Yes, we saw there was a smoking section in the sixties, which is also a preferred room. ( costs extra). And we ordered a fridge to boot. (costs extra). It was still way cheaper than a moderate resort.
Now, we had just stayed here back in may for 3 days, a smoking room in the fifties with a lovely view of license plates from around the world. I'm still wondering about that car from England.

Anyway, I knew, from Passporter guide, there is smoking rooms in the sixties.
And the sixties has no parking lot views.
Yep. That's what we ordered.
It seems that since we reserved, they have made a corner of the fifties, and seventies, preferred rooms. And the fifties is the smoking section rooms.
So of course she tried to put us back in the fifties, where we were in the spring.
On the 4th floor .
If it sounds like we are being confrontational, hang on.
You see, if you are in the "preferred section" of the fifties, in order to go anywhere, you will have to walk down the stairs at the end of the building, or walk up for that matter, or walk over to the center of the building where the elevator is. And if you do that, which I guarantee you will if you are on the 4th floor, you are not in the "preferred section" , that you are paying extra anymore is. Catch my drift? So, she wanted us to pay extra for the worst room view in the resort, that we had back in May.
Nope.
Diane pulls out the confirmation sheet, and it says, " Guaranteed smoking room in the sixties." Hands it to her.
She's still not budging. " Sorry, nothing is guaranteed."
And Diane is, "And I guarantee we are not moving, till you give us the correct room."
It's get the manager time.
She says there are no smoking rooms in the sixties.
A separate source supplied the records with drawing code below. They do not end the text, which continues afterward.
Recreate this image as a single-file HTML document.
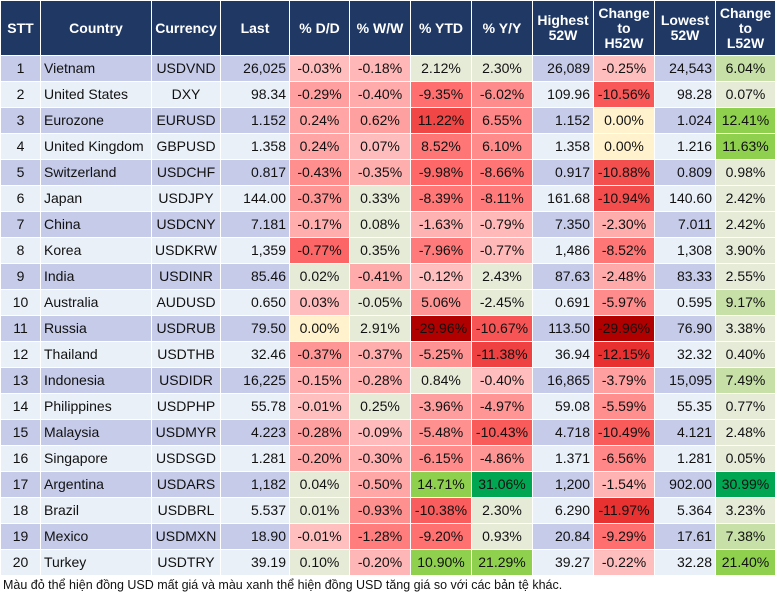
<!DOCTYPE html>
<html><head><meta charset="utf-8"><style>
body{margin:0;background:#fff;width:777px;height:602px;overflow:hidden;font-family:"Liberation Sans",Arial,sans-serif;}
#tbl{position:absolute;left:0;top:0;}
.c{position:absolute;box-sizing:border-box;font-size:14px;color:#111;line-height:24px;white-space:nowrap;overflow:hidden;}
.h{background:#1f3864;color:#fff;font-weight:bold;text-align:center;display:flex;align-items:center;justify-content:center;line-height:15px;font-size:14px;}
#foot{position:absolute;left:3px;top:578px;font-size:12.5px;color:#111;font-family:"Liberation Sans","Noto Sans CJK SC",sans-serif;}
</style></head><body>
<div id="tbl"></div>
<div id="foot">Màu đỏ thể hiện đồng USD mất giá và màu xanh thể hiện đồng USD tăng giá so với các bản tệ khác.</div>
<script>
const headers=["STT","Country","Currency","Last","% D/D","% W/W","% YTD","% Y/Y","Highest<br>52W","Change<br>to<br>H52W","Lowest<br>52W","Change<br>to<br>L52W"];
const countries=["Vietnam","United States","Eurozone","United Kingdom","Switzerland","Japan","China","Korea","India","Australia","Russia","Thailand","Indonesia","Philippines","Malaysia","Singapore","Argentina","Brazil","Mexico","Turkey"];
const currencies=["USDVND","DXY","EURUSD","GBPUSD","USDCHF","USDJPY","USDCNY","USDKRW","USDINR","AUDUSD","USDRUB","USDTHB","USDIDR","USDPHP","USDMYR","USDSGD","USDARS","USDBRL","USDMXN","USDTRY"];
const last=["26,025","98.34","1.152","1.358","0.817","144.00","7.181","1,359","85.46","0.650","79.50","32.46","16,225","55.78","4.223","1.281","1,182","5.537","18.90","39.19"];
const dd=[-0.03,-0.29,0.24,0.24,-0.43,-0.37,-0.17,-0.77,0.02,0.03,0.00,-0.37,-0.15,-0.01,-0.28,-0.20,0.04,0.01,-0.01,0.10];
const ww=[-0.18,-0.40,0.62,0.07,-0.35,0.33,0.08,0.35,-0.41,-0.05,2.91,-0.37,-0.28,0.25,-0.09,-0.30,-0.50,-0.93,-1.28,-0.20];
const ytd=[2.12,-9.35,11.22,8.52,-9.98,-8.39,-1.63,-7.96,-0.12,5.06,-29.96,-5.25,0.84,-3.96,-5.48,-6.15,14.71,-10.38,-9.20,10.90];
const yy=[2.30,-6.02,6.55,6.10,-8.66,-8.11,-0.79,-0.77,2.43,-2.45,-10.67,-11.38,-0.40,-4.97,-10.43,-4.86,31.06,2.30,0.93,21.29];
const high=["26,089","109.96","1.152","1.358","0.917","161.68","7.350","1,486","87.63","0.691","113.50","36.94","16,865","59.08","4.718","1.371","1,200","6.290","20.84","39.27"];
const chH=[-0.25,-10.56,0.00,0.00,-10.88,-10.94,-2.30,-8.52,-2.48,-5.97,-29.96,-12.15,-3.79,-5.59,-10.49,-6.56,-1.54,-11.97,-9.29,-0.22];
const low=["24,543","98.28","1.024","1.216","0.809","140.60","7.011","1,308","83.33","0.595","76.90","32.32","15,095","55.35","4.121","1.281","902.00","5.364","17.61","32.28"];
const chL=[6.04,0.07,12.41,11.63,0.98,2.42,2.42,3.90,2.55,9.17,3.38,0.40,7.49,0.77,2.48,0.05,30.99,3.23,7.38,21.40];
const inverted=["EURUSD","GBPUSD","AUDUSD"];

const xs=[0,40,151,220,289,349,410,471,532,593,654,715,775];
const HEAD=55,ROW=26;
function mix(a,b,t){const p=s=>[1,3,5].map(i=>parseInt(s.substr(i,2),16));const A=p(a),B=p(b);return 'rgb('+A.map((v,i)=>Math.round(v+(B[i]-v)*t)).join(',')+')';}
function colorFor(v,redMax){
  if(v===0) return '#fff2cc';
  if(v<0){const t=Math.min(1,-v/redMax);
    if(t<0.33) return mix('#ffc0c0','#ff6a6a',t/0.33);
    if(t<0.4) return mix('#ff6a6a','#e83030',(t-0.33)/0.07);
    return mix('#e83030','#b00000',(t-0.4)/0.6);}
  if(v<5) return '#e6ebd8';
  if(v<10) return '#c6e0a8';
  if(v<25) return '#8fd14f';
  return '#00a651';
}
const tbl=document.getElementById('tbl');
function cell(col,y,h,html,cls,bg,align,name){
  const d=document.createElement('div');
  
  
  d.className='c '+cls;
  d.style.left=(xs[col]+1)+'px';d.style.top=(y+1)+'px';
  d.style.width=(xs[col+1]-xs[col]-1)+'px';d.style.height=(h-1)+'px';
  if(bg)d.style.background=bg;
  if(align){d.style.textAlign=align;d.style.padding=align==='right'?'0 3px 0 0':align==='left'?'0 0 0 3px':'0';}
  d.innerHTML=html;tbl.appendChild(d);
}
headers.forEach((h,i)=>cell(i,0,HEAD,h,'h',null,null,'header-'+h.replace(/<br>/g,' ').replace(/[^a-zA-Z0-9]+/g,'-').toLowerCase()));
const fmt=v=>v.toFixed(2)+'%';
for(let r=0;r<countries.length;r++){
  const y=HEAD+r*ROW;
  const base=r%2===0?'#c5cbe9':'#e9f0f8';
  const inv=inverted.includes(currencies[r])?-1:1;
  cell(0,y,ROW,String(r+1),'',base,'center','row-number');
  cell(1,y,ROW,countries[r],'',base,'left','country-name');
  cell(2,y,ROW,currencies[r],'',base,'center','currency-code');
  cell(3,y,ROW,last[r],'',base,'right','last-price');
  cell(4,y,ROW,fmt(dd[r]),'',colorFor(inv*dd[r],2.3),'center','pct-day');
  cell(5,y,ROW,fmt(ww[r]),'',colorFor(inv*ww[r]>1?0.5:inv*ww[r],5),'center','pct-week');
  cell(6,y,ROW,fmt(ytd[r]),'',colorFor(inv*ytd[r],30),'center','pct-ytd');
  cell(7,y,ROW,fmt(yy[r]),'',colorFor(inv*yy[r],30),'center','pct-yoy');
  cell(8,y,ROW,high[r],'',base,'right','high-52w');
  cell(9,y,ROW,fmt(chH[r]),'',colorFor(chH[r],30),'center','change-to-high');
  cell(10,y,ROW,low[r],'',base,'right','low-52w');
  cell(11,y,ROW,fmt(chL[r]),'',colorFor(chL[r],30),'center','change-to-low');
}
</script>
</body></html>
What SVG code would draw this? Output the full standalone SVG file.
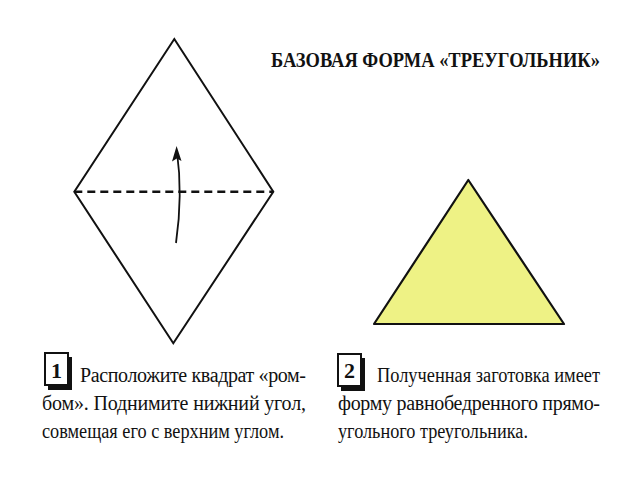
<svg xmlns="http://www.w3.org/2000/svg" width="640" height="480" viewBox="0 0 640 480">
<style>
.ln{fill:none;stroke:#111;stroke-width:2;stroke-linejoin:miter}
.t{font-family:"Liberation Serif","Times New Roman",serif;fill:#111;font-size:20px}
.title{font-family:"Liberation Serif","Times New Roman",serif;font-weight:bold;fill:#111;font-size:21px}
.num{font-family:"Liberation Serif","Times New Roman",serif;font-weight:bold;fill:#111;font-size:22px}
</style>
<rect width="640" height="480" fill="#fff"/>
<g id="title" transform="scale(0.85,1)">
<text class="title" x="318.8" y="67" textLength="387" lengthAdjust="spacingAndGlyphs">БАЗОВАЯ ФОРМА «ТРЕУГОЛЬНИК»</text>
</g>
<g id="rhombus">
<path class="ln" d="M174.3,39 L273.3,191.7 L173.3,343.3 L74.3,191.7 Z"/>
<line x1="74.3" y1="191.7" x2="273.3" y2="191.7" stroke="#111" stroke-width="2.5" stroke-dasharray="8,5"/>
</g>
<g id="connectors">
<path d="M176,243 Q183,195 176.8,150" fill="none" stroke="#111" stroke-width="1.8"/>
<path d="M176.6,146 L181.5,161 L176.8,158.5 L172,161.5 Z" fill="#111"/>
</g>
<g id="triangle">
<path d="M468.3,180 L564,324 L374,324 Z" fill="#EEF285" stroke="#111" stroke-width="2.2" stroke-linejoin="round"/>
</g>
<g id="step1">
<rect x="48" y="357" width="24" height="33" fill="#111"/>
<rect x="45" y="353" width="23" height="32" fill="#fff" stroke="#111" stroke-width="2"/>
<text class="num" x="56.5" y="378" text-anchor="middle">1</text>
<text class="t" x="80" y="382" textLength="226" lengthAdjust="spacing">Расположите квадрат «ром-</text>
<text class="t" x="42" y="410" textLength="264" lengthAdjust="spacing">бом». Поднимите нижний угол,</text>
<text class="t" x="42" y="438" textLength="242" lengthAdjust="spacingAndGlyphs">совмещая его с верхним углом.</text>
</g>
<g id="step2">
<rect x="341" y="358" width="24" height="33" fill="#111"/>
<rect x="338" y="354" width="23" height="32" fill="#fff" stroke="#111" stroke-width="2"/>
<text class="num" x="349.5" y="378" text-anchor="middle">2</text>
<text class="t" x="377" y="382" textLength="223" lengthAdjust="spacingAndGlyphs">Полученная заготовка имеет</text>
<text class="t" x="338" y="410" textLength="262" lengthAdjust="spacing">форму равнобедренного прямо-</text>
<text class="t" x="338" y="438" textLength="190" lengthAdjust="spacingAndGlyphs">угольного треугольника.</text>
</g>
</svg>
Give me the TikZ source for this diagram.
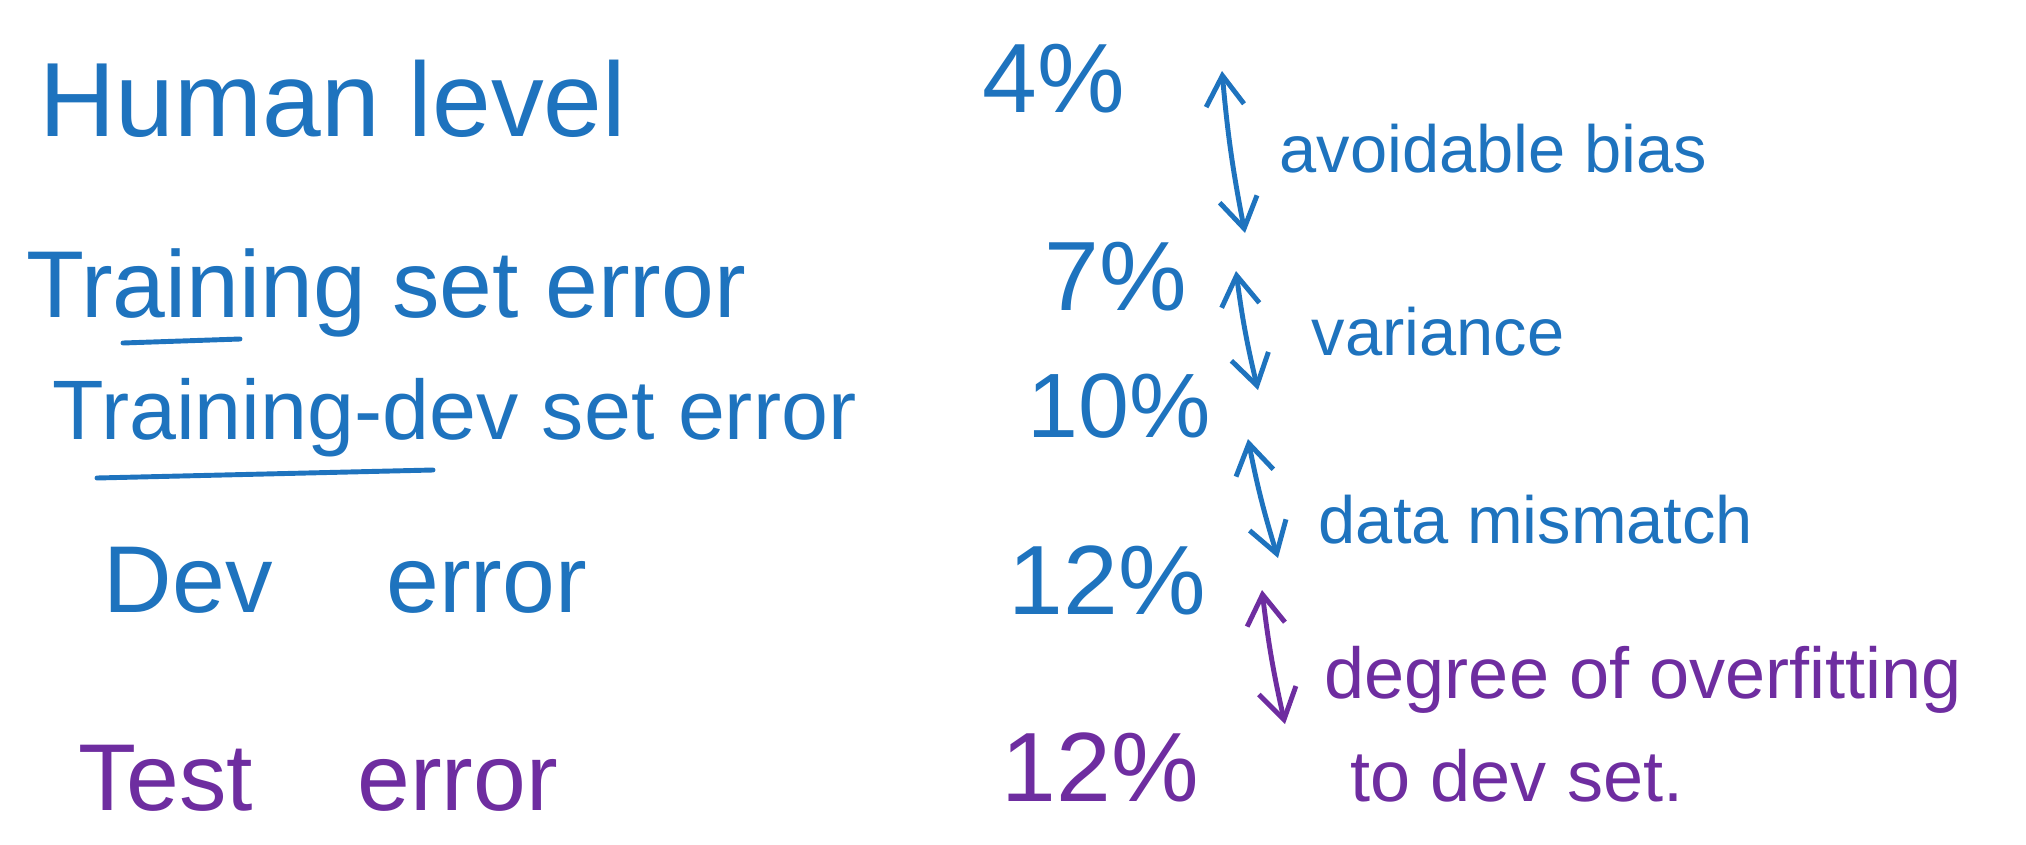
\documentclass[tikz,border=0pt]{standalone}
\usepackage{fontspec}
\setmainfont{Liberation Sans}
\usetikzlibrary{arrows.meta}
\definecolor{inkblue}{RGB}{30,115,190}
\definecolor{inkpurple}{RGB}{110,45,160}

\begin{document}
\begin{tikzpicture}[x=0.01cm, y=-0.01cm,
  lbl/.style={anchor=base west, inner sep=0pt, text=inkblue,
              font=\fontsize{27}{30}\selectfont},
  pct/.style={anchor=base west, inner sep=0pt, text=inkblue,
              font=\fontsize{28}{30}\selectfont},
  note/.style={anchor=base west, inner sep=0pt, text=inkblue,
               font=\fontsize{19}{22}\selectfont},
  gap/.style={{Straight Barb[length=3mm,width=3.8mm]}-{Straight Barb[length=3mm,width=3.8mm]},
              line width=1.4pt, inkblue},
  uline/.style={line width=1.4pt, inkblue, line cap=round},
]

% Canvas
\useasboundingbox[fill=white] (0,0) rectangle (2026,845);

% === Left column: error levels ===
\node[lbl, font=\fontsize{30}{32}\selectfont] (human) at (39,136) {Human level};
\node[lbl] (train) at (26,317) {Training set error};
\node[lbl, font=\fontsize{24}{26}\selectfont] (trdev) at (52,439) {Training-dev set error};
\node[lbl] (dev) at (103,612) {Dev\hspace{1.2em}error};
\node[lbl, text=inkpurple] (test) at (78,810) {Test\hspace{1.1em}error};

% underlines
\draw[uline] (123,343) -- (240,339);
\draw[uline] (97,478) -- (433,470);

% === Percentages ===
\node[pct] (p4) at (982,112) {4\%};
\node[pct] (p7) at (1044,310) {7\%};
\node[pct, font=\fontsize{26}{28}\selectfont] (p10) at (1027,437) {10\%};
\node[pct] (p12) at (1008,614) {12\%};
\node[pct, text=inkpurple] (p12t) at (1001,801) {12\%};

% === Gaps between levels ===
\coordinate (a1t) at (1222,71);
\coordinate (a1b) at (1245,233);
\coordinate (a2t) at (1236,271);
\coordinate (a2b) at (1258,390);
\coordinate (a3t) at (1248,439);
\coordinate (a3b) at (1278,558);
\coordinate (a4t) at (1262,590);
\coordinate (a4b) at (1285,724);

\draw[gap] (a1t) to[bend right=3] (a1b);
\draw[gap] (a2t) to[bend right=3] (a2b);
\draw[gap] (a3t) to[bend right=3] (a3b);
\draw[gap, inkpurple] (a4t) to[bend right=3] (a4b);

\node[note] (bias) at (1279,172) {avoidable bias};
\node[note] (var) at (1311,355) {variance};
\node[note] (mis) at (1318,543) {data mismatch};
\node[note, text=inkpurple, font=\fontsize{20.5}{24}\selectfont] (over) at (1324,698) {degree of overfitting};
\node[note, text=inkpurple, font=\fontsize{20.5}{24}\selectfont] (over2) at (1350,801) {to dev set.};

\end{tikzpicture}
\end{document}
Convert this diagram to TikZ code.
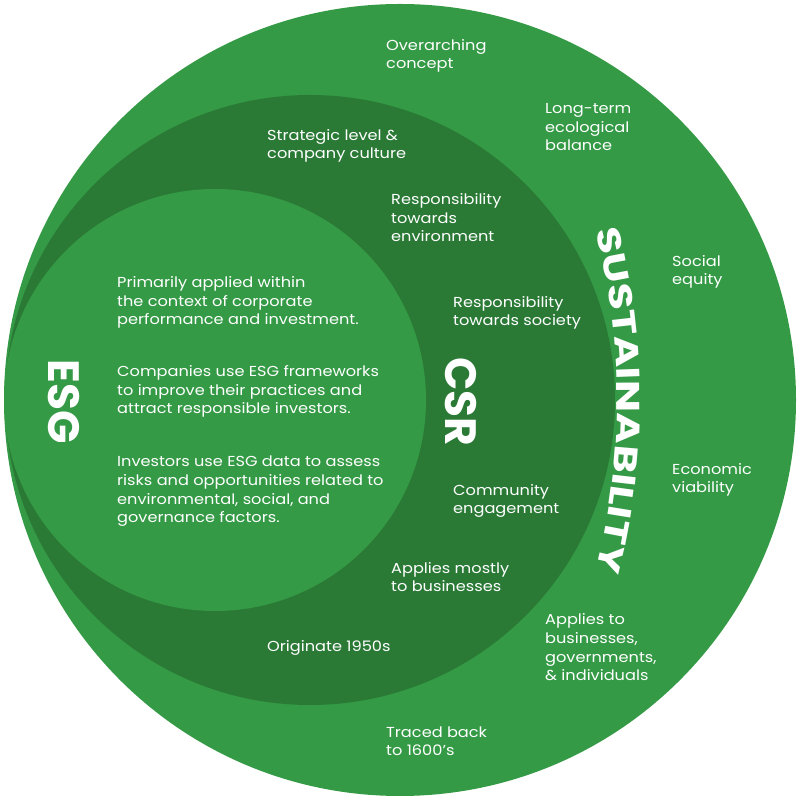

That's it. Period.
I show her the confirmation, guaranteed smoking room in the sixties. Period. Exclamation point! " You took my money, you will give us what we paid for, or you can transfer us to CBR at no price increase." Now she dissapears.
Ok, fine. You have a room, call the made and ask her to send up ashtrays.
So, we got a room, 4th floor again, and I saw it was a nonsmoking room.
But, they gave us permission. For all you non smokers out there, sorry. We would never smoke in a nonsmoking room otherwise. And what a room view it was, I will have pics up here before too long, but when you are on dial up still, it takes forever to load them into photbucket.
Hold it, before I sign off, one last look around for little Jimmy,,,,, nope, coast is clear, ok, night folks. :) :woohoo: :moped:
 
You work in Bellwood?!?!?!?!?!?!?! I work in Broadview.

Everyone go to Yahoo maps and see how close... I'll wait...


And you don't swing by on lunch to say hi, why??? Bad fishy. :rotfl2:
 
Nebo, you just crack me up!! :lmao:

Great job, thanks. please keep it up!